What needs to be done → Give the data again exactly as written, skipping any pictures.

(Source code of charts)
** Begin **

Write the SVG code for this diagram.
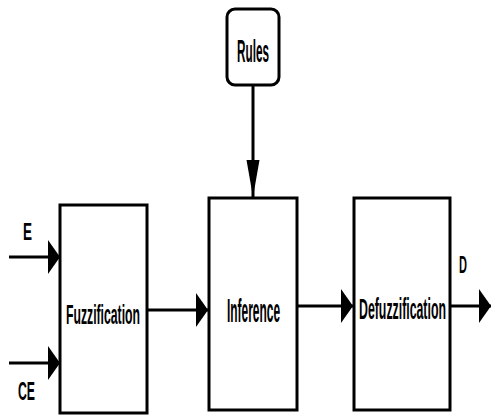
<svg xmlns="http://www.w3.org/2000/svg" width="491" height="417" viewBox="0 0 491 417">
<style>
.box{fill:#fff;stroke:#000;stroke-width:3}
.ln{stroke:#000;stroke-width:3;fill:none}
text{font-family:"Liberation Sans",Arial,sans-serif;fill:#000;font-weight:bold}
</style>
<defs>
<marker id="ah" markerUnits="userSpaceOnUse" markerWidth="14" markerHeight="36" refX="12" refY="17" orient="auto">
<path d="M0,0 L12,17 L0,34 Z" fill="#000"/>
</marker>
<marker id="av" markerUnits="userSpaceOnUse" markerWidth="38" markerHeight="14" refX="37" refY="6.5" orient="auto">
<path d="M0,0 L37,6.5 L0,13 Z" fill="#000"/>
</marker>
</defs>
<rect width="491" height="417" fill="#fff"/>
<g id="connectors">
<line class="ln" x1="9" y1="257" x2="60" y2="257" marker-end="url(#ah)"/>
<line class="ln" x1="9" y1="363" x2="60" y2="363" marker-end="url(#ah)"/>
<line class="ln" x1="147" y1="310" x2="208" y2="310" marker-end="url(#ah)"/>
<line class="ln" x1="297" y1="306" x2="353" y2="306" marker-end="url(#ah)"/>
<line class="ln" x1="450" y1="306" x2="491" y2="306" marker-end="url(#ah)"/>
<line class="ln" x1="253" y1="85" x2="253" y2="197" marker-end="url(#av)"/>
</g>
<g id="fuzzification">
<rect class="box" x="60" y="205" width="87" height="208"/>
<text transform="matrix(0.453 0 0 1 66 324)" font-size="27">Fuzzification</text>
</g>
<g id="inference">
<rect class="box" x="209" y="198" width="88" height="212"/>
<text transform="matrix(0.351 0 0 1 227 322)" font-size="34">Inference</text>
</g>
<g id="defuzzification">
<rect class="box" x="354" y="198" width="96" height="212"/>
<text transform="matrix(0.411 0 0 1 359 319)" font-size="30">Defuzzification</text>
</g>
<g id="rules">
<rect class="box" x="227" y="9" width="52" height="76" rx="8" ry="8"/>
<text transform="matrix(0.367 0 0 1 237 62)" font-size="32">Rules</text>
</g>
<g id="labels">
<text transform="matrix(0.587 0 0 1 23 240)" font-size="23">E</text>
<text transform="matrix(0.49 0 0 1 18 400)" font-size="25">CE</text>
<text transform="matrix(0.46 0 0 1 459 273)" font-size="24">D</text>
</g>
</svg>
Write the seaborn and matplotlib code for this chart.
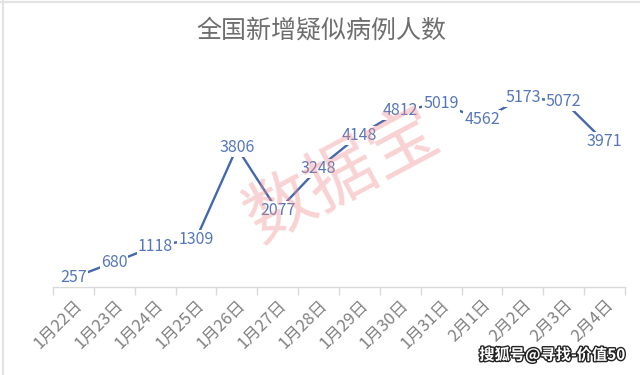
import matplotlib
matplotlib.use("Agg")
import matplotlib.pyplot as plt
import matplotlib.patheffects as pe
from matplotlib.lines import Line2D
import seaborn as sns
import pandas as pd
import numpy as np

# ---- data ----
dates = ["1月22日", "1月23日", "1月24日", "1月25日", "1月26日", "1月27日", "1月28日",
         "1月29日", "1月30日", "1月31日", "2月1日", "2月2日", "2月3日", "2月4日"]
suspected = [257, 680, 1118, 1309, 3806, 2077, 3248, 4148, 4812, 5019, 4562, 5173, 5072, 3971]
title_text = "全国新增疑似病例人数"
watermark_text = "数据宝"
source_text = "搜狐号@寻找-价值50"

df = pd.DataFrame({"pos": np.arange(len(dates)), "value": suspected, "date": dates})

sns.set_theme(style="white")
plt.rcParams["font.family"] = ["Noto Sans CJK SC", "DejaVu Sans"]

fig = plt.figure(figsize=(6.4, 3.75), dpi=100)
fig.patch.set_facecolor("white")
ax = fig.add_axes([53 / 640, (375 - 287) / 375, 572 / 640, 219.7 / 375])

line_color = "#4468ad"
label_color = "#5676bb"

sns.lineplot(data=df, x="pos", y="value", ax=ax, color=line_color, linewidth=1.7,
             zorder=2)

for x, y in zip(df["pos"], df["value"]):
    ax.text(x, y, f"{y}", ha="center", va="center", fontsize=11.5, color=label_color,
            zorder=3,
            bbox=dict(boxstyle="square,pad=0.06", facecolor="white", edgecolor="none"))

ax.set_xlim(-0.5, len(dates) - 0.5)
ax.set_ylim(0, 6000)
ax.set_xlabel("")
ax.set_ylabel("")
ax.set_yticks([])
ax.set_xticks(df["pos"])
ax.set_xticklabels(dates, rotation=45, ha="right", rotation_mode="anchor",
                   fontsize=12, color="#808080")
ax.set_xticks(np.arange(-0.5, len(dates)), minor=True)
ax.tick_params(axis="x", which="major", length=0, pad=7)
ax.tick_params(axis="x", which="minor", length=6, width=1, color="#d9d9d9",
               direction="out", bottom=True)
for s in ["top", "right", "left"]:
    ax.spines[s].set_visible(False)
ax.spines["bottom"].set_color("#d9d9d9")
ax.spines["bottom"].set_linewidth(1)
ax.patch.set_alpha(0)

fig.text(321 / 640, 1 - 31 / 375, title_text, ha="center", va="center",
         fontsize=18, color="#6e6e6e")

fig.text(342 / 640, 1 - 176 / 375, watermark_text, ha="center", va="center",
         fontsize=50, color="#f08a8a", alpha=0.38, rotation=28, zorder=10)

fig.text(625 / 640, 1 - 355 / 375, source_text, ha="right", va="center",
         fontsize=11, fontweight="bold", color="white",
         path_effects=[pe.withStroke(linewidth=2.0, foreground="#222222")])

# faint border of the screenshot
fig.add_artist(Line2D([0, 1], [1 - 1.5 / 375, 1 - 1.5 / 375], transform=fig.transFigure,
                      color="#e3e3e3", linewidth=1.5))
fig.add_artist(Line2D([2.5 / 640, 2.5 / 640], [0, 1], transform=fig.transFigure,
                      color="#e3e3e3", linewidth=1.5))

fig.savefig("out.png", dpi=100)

** End **

Final result →
Write the SVG code for this diagram.
<svg xmlns="http://www.w3.org/2000/svg" width="491" height="417" viewBox="0 0 491 417">
<style>
.box{fill:#fff;stroke:#000;stroke-width:3}
.ln{stroke:#000;stroke-width:3;fill:none}
text{font-family:"Liberation Sans",Arial,sans-serif;fill:#000;font-weight:bold}
</style>
<defs>
<marker id="ah" markerUnits="userSpaceOnUse" markerWidth="14" markerHeight="36" refX="12" refY="17" orient="auto">
<path d="M0,0 L12,17 L0,34 Z" fill="#000"/>
</marker>
<marker id="av" markerUnits="userSpaceOnUse" markerWidth="38" markerHeight="14" refX="37" refY="6.5" orient="auto">
<path d="M0,0 L37,6.5 L0,13 Z" fill="#000"/>
</marker>
</defs>
<rect width="491" height="417" fill="#fff"/>
<g id="connectors">
<line class="ln" x1="9" y1="257" x2="60" y2="257" marker-end="url(#ah)"/>
<line class="ln" x1="9" y1="363" x2="60" y2="363" marker-end="url(#ah)"/>
<line class="ln" x1="147" y1="310" x2="208" y2="310" marker-end="url(#ah)"/>
<line class="ln" x1="297" y1="306" x2="353" y2="306" marker-end="url(#ah)"/>
<line class="ln" x1="450" y1="306" x2="491" y2="306" marker-end="url(#ah)"/>
<line class="ln" x1="253" y1="85" x2="253" y2="197" marker-end="url(#av)"/>
</g>
<g id="fuzzification">
<rect class="box" x="60" y="205" width="87" height="208"/>
<text transform="matrix(0.453 0 0 1 66 324)" font-size="27">Fuzzification</text>
</g>
<g id="inference">
<rect class="box" x="209" y="198" width="88" height="212"/>
<text transform="matrix(0.351 0 0 1 227 322)" font-size="34">Inference</text>
</g>
<g id="defuzzification">
<rect class="box" x="354" y="198" width="96" height="212"/>
<text transform="matrix(0.411 0 0 1 359 319)" font-size="30">Defuzzification</text>
</g>
<g id="rules">
<rect class="box" x="227" y="9" width="52" height="76" rx="8" ry="8"/>
<text transform="matrix(0.367 0 0 1 237 62)" font-size="32">Rules</text>
</g>
<g id="labels">
<text transform="matrix(0.587 0 0 1 23 240)" font-size="23">E</text>
<text transform="matrix(0.49 0 0 1 18 400)" font-size="25">CE</text>
<text transform="matrix(0.46 0 0 1 459 273)" font-size="24">D</text>
</g>
</svg>
Write the seaborn and matplotlib code for this chart.
import matplotlib
matplotlib.use("Agg")
import matplotlib.pyplot as plt
import matplotlib.patheffects as pe
from matplotlib.lines import Line2D
import seaborn as sns
import pandas as pd
import numpy as np

# ---- data ----
dates = ["1月22日", "1月23日", "1月24日", "1月25日", "1月26日", "1月27日", "1月28日",
         "1月29日", "1月30日", "1月31日", "2月1日", "2月2日", "2月3日", "2月4日"]
suspected = [257, 680, 1118, 1309, 3806, 2077, 3248, 4148, 4812, 5019, 4562, 5173, 5072, 3971]
title_text = "全国新增疑似病例人数"
watermark_text = "数据宝"
source_text = "搜狐号@寻找-价值50"

df = pd.DataFrame({"pos": np.arange(len(dates)), "value": suspected, "date": dates})

sns.set_theme(style="white")
plt.rcParams["font.family"] = ["Noto Sans CJK SC", "DejaVu Sans"]

fig = plt.figure(figsize=(6.4, 3.75), dpi=100)
fig.patch.set_facecolor("white")
ax = fig.add_axes([53 / 640, (375 - 287) / 375, 572 / 640, 219.7 / 375])

line_color = "#4468ad"
label_color = "#5676bb"

sns.lineplot(data=df, x="pos", y="value", ax=ax, color=line_color, linewidth=1.7,
             zorder=2)

for x, y in zip(df["pos"], df["value"]):
    ax.text(x, y, f"{y}", ha="center", va="center", fontsize=11.5, color=label_color,
            zorder=3,
            bbox=dict(boxstyle="square,pad=0.06", facecolor="white", edgecolor="none"))

ax.set_xlim(-0.5, len(dates) - 0.5)
ax.set_ylim(0, 6000)
ax.set_xlabel("")
ax.set_ylabel("")
ax.set_yticks([])
ax.set_xticks(df["pos"])
ax.set_xticklabels(dates, rotation=45, ha="right", rotation_mode="anchor",
                   fontsize=12, color="#808080")
ax.set_xticks(np.arange(-0.5, len(dates)), minor=True)
ax.tick_params(axis="x", which="major", length=0, pad=7)
ax.tick_params(axis="x", which="minor", length=6, width=1, color="#d9d9d9",
               direction="out", bottom=True)
for s in ["top", "right", "left"]:
    ax.spines[s].set_visible(False)
ax.spines["bottom"].set_color("#d9d9d9")
ax.spines["bottom"].set_linewidth(1)
ax.patch.set_alpha(0)

fig.text(321 / 640, 1 - 31 / 375, title_text, ha="center", va="center",
         fontsize=18, color="#6e6e6e")

fig.text(342 / 640, 1 - 176 / 375, watermark_text, ha="center", va="center",
         fontsize=50, color="#f08a8a", alpha=0.38, rotation=28, zorder=10)

fig.text(625 / 640, 1 - 355 / 375, source_text, ha="right", va="center",
         fontsize=11, fontweight="bold", color="white",
         path_effects=[pe.withStroke(linewidth=2.0, foreground="#222222")])

# faint border of the screenshot
fig.add_artist(Line2D([0, 1], [1 - 1.5 / 375, 1 - 1.5 / 375], transform=fig.transFigure,
                      color="#e3e3e3", linewidth=1.5))
fig.add_artist(Line2D([2.5 / 640, 2.5 / 640], [0, 1], transform=fig.transFigure,
                      color="#e3e3e3", linewidth=1.5))

fig.savefig("out.png", dpi=100)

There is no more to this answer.